- A run of records:
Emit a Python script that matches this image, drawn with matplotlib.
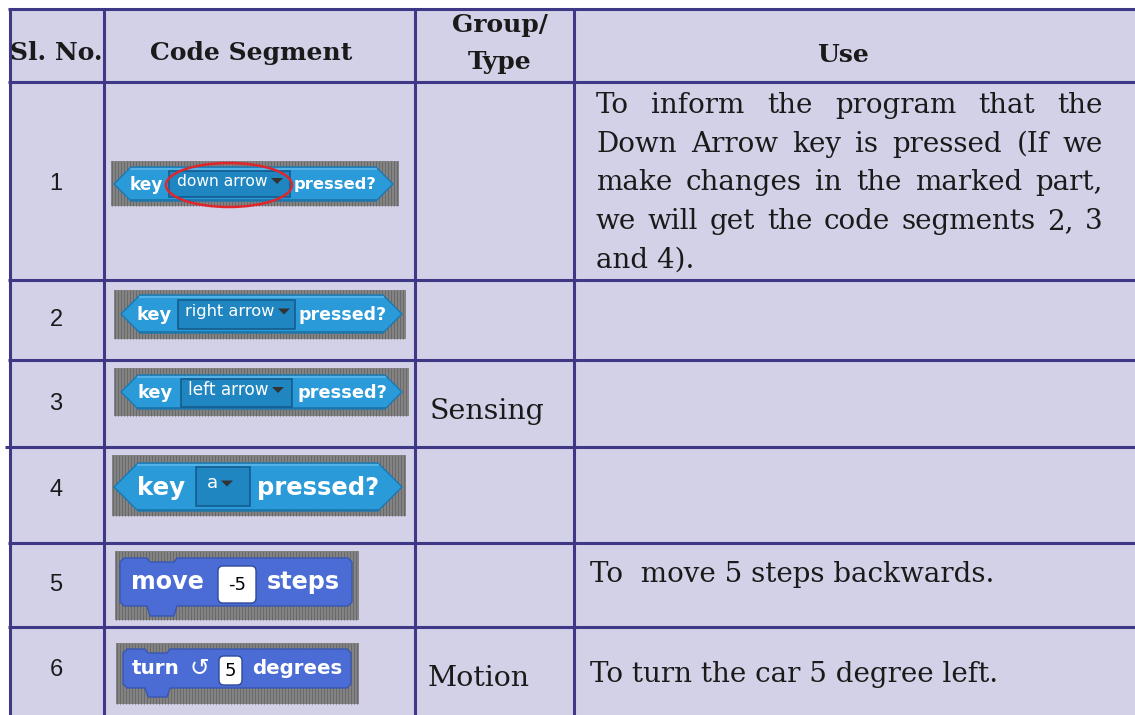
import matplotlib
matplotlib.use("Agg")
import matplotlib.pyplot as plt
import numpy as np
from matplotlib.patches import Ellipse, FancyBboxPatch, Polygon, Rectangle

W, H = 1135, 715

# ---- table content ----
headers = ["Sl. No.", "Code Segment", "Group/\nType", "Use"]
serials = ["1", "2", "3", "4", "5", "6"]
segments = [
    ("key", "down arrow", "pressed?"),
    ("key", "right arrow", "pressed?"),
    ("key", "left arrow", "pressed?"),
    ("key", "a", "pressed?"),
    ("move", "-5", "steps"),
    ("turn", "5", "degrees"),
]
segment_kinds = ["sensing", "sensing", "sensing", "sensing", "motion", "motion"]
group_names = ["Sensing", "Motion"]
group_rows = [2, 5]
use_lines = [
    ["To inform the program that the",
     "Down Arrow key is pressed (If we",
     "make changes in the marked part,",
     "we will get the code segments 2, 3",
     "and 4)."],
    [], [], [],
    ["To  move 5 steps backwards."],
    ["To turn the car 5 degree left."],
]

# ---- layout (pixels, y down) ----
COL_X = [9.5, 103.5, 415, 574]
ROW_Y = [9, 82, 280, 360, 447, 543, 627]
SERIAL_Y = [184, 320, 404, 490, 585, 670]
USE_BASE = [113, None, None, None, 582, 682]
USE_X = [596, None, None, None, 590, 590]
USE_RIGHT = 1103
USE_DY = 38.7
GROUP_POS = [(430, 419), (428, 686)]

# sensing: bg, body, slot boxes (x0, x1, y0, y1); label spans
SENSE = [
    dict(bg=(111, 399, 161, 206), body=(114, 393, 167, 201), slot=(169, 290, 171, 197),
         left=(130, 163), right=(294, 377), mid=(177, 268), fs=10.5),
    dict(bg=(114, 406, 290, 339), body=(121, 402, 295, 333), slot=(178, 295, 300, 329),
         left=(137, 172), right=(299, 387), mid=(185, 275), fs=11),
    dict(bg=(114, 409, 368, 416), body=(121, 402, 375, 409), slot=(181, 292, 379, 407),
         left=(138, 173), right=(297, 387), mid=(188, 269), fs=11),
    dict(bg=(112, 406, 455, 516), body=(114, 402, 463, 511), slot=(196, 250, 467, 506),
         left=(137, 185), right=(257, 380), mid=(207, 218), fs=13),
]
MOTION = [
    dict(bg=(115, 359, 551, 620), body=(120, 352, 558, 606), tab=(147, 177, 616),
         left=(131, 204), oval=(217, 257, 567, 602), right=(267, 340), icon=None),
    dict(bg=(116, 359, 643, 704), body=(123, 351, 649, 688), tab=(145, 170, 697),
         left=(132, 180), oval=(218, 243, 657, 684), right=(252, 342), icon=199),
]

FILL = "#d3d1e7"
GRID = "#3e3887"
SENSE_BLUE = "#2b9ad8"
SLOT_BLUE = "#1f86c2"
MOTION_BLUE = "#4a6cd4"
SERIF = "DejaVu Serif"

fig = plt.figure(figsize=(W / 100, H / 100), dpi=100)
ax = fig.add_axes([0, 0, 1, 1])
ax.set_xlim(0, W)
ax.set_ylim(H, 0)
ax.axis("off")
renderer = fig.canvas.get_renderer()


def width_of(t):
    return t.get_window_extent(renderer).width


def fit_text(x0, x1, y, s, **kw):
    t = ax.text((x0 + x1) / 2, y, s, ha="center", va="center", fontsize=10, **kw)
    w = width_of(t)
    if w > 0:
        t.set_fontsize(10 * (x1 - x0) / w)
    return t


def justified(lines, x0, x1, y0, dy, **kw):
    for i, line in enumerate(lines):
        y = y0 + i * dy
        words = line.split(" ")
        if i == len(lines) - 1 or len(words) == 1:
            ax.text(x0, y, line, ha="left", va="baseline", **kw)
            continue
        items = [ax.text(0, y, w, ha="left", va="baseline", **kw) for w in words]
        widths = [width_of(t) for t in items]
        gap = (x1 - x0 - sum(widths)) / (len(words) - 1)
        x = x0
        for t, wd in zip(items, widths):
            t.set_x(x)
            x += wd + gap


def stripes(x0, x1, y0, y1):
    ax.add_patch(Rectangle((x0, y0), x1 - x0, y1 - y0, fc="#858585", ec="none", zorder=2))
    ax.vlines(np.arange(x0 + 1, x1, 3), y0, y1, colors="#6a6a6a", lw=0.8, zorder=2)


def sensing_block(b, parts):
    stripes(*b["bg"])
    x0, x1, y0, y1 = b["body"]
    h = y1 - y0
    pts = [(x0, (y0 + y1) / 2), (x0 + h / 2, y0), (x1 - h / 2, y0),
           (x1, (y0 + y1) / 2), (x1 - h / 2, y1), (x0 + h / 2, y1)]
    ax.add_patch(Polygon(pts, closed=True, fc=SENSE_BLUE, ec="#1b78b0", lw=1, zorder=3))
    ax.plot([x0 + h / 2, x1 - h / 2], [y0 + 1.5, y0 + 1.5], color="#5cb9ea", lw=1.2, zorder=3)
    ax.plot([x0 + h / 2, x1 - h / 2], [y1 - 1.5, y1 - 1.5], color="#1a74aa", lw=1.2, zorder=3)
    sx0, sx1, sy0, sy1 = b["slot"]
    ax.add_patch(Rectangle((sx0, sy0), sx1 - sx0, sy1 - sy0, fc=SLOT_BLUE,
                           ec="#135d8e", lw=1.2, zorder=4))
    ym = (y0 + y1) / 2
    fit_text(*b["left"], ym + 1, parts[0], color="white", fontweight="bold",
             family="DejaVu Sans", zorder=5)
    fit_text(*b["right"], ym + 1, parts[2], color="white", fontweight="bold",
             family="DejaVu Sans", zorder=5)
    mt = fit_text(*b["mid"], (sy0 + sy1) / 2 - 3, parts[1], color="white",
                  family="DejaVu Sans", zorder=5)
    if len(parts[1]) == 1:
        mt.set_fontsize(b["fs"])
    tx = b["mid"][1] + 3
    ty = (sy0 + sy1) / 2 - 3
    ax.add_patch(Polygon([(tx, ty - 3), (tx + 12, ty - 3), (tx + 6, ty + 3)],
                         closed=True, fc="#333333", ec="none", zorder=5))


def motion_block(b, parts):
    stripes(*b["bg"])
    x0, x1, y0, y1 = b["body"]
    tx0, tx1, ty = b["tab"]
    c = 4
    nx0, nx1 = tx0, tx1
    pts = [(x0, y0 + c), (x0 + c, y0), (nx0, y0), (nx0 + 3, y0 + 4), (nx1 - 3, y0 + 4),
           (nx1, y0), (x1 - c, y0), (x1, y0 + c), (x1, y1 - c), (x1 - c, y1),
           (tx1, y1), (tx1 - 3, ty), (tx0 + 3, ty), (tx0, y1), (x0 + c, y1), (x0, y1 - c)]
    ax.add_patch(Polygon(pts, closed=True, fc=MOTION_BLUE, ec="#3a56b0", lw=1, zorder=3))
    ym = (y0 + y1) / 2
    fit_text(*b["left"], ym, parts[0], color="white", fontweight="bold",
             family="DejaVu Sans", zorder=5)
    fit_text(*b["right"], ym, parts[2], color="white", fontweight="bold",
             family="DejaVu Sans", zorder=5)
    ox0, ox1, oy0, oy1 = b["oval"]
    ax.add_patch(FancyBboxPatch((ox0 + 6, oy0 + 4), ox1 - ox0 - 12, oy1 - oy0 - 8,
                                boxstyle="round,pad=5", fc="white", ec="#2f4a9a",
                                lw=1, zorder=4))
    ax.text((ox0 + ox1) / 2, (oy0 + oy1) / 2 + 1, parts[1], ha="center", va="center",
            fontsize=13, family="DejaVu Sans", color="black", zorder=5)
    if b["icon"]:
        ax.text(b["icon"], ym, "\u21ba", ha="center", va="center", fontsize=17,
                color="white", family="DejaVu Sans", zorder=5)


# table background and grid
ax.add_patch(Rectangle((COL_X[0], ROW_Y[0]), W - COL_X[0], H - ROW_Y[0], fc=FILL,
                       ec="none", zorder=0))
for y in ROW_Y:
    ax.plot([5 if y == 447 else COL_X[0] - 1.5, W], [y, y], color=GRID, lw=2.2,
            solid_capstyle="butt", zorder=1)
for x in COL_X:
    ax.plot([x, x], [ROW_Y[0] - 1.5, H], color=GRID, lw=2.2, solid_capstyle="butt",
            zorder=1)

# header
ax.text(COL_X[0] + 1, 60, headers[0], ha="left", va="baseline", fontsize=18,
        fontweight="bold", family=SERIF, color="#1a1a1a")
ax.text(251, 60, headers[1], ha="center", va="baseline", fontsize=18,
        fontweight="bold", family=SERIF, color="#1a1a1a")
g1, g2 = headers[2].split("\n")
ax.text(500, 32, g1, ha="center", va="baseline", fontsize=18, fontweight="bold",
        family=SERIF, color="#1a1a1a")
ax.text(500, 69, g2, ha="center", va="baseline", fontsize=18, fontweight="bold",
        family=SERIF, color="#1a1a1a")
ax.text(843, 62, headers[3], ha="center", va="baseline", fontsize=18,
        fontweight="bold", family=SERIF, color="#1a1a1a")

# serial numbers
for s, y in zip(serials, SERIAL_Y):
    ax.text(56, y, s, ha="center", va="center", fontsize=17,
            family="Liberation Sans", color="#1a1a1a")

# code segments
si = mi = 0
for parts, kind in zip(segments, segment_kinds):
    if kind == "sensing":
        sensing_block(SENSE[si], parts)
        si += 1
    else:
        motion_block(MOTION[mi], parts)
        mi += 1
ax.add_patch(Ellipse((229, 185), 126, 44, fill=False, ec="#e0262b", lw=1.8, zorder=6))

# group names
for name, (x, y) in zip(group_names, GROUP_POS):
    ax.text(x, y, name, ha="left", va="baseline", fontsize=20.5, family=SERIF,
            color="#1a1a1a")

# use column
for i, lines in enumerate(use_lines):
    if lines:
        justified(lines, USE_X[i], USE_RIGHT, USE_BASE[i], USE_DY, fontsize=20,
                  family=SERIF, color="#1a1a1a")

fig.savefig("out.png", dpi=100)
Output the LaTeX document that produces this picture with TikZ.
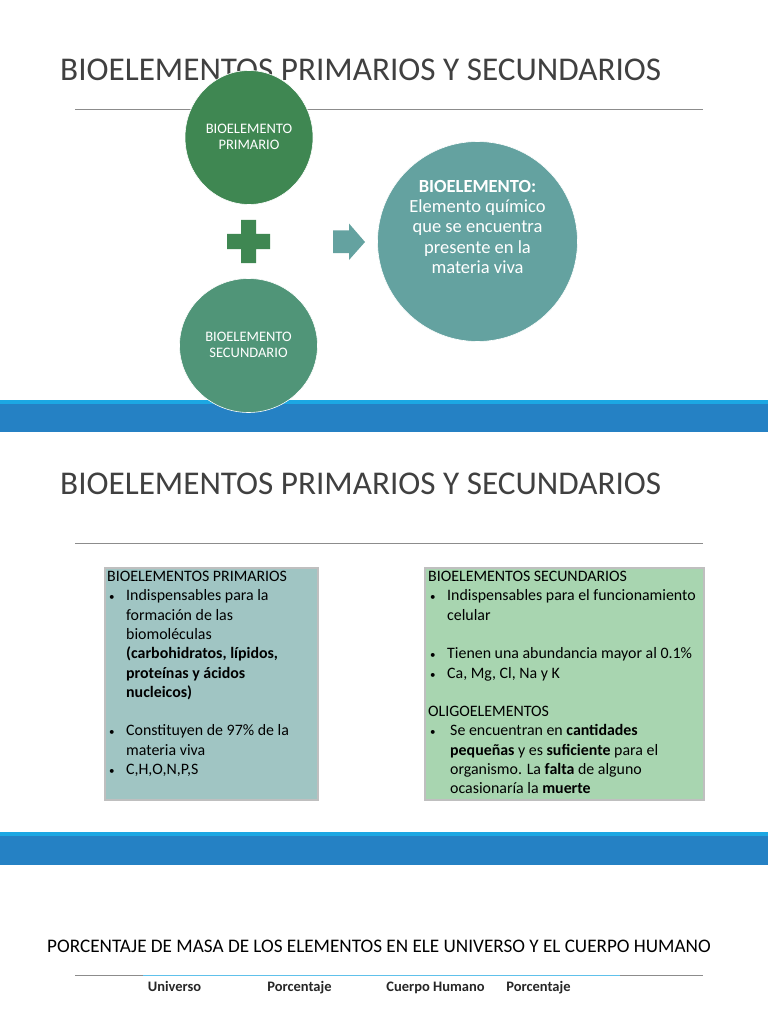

- Job: Leave the pictures out, and restate exactly the lines from the start of the records through the one that contains "GROUP_POS = [(430, 419), (428, 686)]".

- Complete response:
Emit a Python script that matches this image, drawn with matplotlib.
import matplotlib
matplotlib.use("Agg")
import matplotlib.pyplot as plt
import numpy as np
from matplotlib.patches import Ellipse, FancyBboxPatch, Polygon, Rectangle

W, H = 1135, 715

# ---- table content ----
headers = ["Sl. No.", "Code Segment", "Group/\nType", "Use"]
serials = ["1", "2", "3", "4", "5", "6"]
segments = [
    ("key", "down arrow", "pressed?"),
    ("key", "right arrow", "pressed?"),
    ("key", "left arrow", "pressed?"),
    ("key", "a", "pressed?"),
    ("move", "-5", "steps"),
    ("turn", "5", "degrees"),
]
segment_kinds = ["sensing", "sensing", "sensing", "sensing", "motion", "motion"]
group_names = ["Sensing", "Motion"]
group_rows = [2, 5]
use_lines = [
    ["To inform the program that the",
     "Down Arrow key is pressed (If we",
     "make changes in the marked part,",
     "we will get the code segments 2, 3",
     "and 4)."],
    [], [], [],
    ["To  move 5 steps backwards."],
    ["To turn the car 5 degree left."],
]

# ---- layout (pixels, y down) ----
COL_X = [9.5, 103.5, 415, 574]
ROW_Y = [9, 82, 280, 360, 447, 543, 627]
SERIAL_Y = [184, 320, 404, 490, 585, 670]
USE_BASE = [113, None, None, None, 582, 682]
USE_X = [596, None, None, None, 590, 590]
USE_RIGHT = 1103
USE_DY = 38.7
GROUP_POS = [(430, 419), (428, 686)]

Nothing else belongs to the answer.